The worst-case scenario is presented in a red A-B-C corrective pattern, where the size of wave C is the same as wave A. This runs the risk of a move down to 1450-1500 should we finally break below 1670.

1920 is a key level to break to consider the bottom is in place and new highs are ahead. A fall back below 1750 would be worrisome, but a drop below 1675 opens the trapdoor for a far bigger dump.

Silver has matched Gold’s performance off the recent lows, but that is lacklustre for Silver. It typically has a beta greater than 1 relative to Gold, i.e., it outperforms on rallies. That said, I like the look of Silver better than Gold.

It is still oversold relative to Gold, which is neutral. Like Gold, its key support trendline in green above held at 22.28 on the latest sell-off. But most importantly, Silver just completed a perfect A-B-C peak-to-trough correction where wave C = A, suggesting the bottom is in. But before we break out the bottles of champagne, ABC corrections often end when wave C = 1.618*A. That would put the bottom squarely at 18. So, if you do see a break of 22.28, that is the risk.

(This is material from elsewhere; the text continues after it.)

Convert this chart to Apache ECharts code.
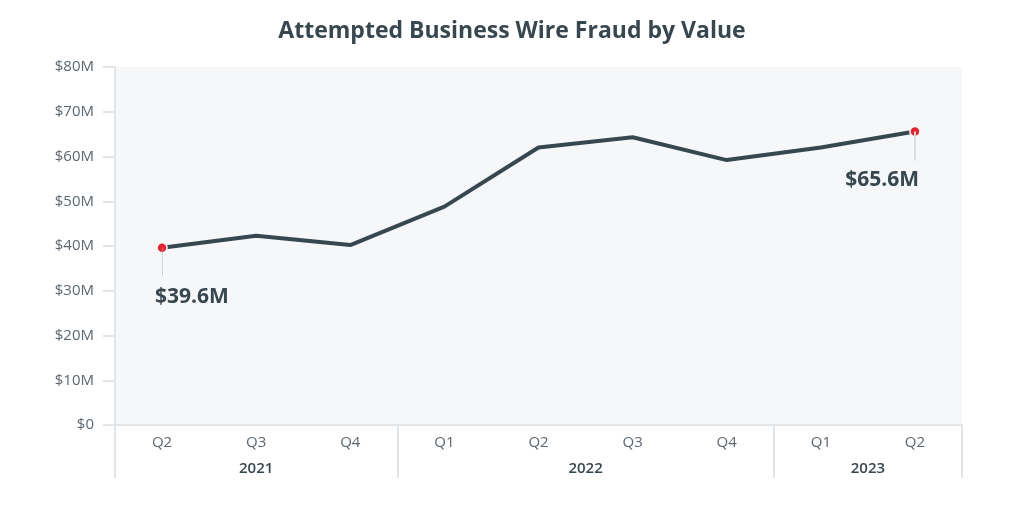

With all of that said, I truly believe that the coming rally will end at new record highs, matching or even exceeding that from March to August 2020, courtesy of the Fed riding to the rescue once again. Even if they don’t and allow the collapse of everything, precious metals will outperform most assets, perhaps all, just as they did post 1929. This is why Gold and Silver are the new TINA: “There is no alternative” because they outperform at extremes in inflation and deflation. Both lie ahead and in that order, imho.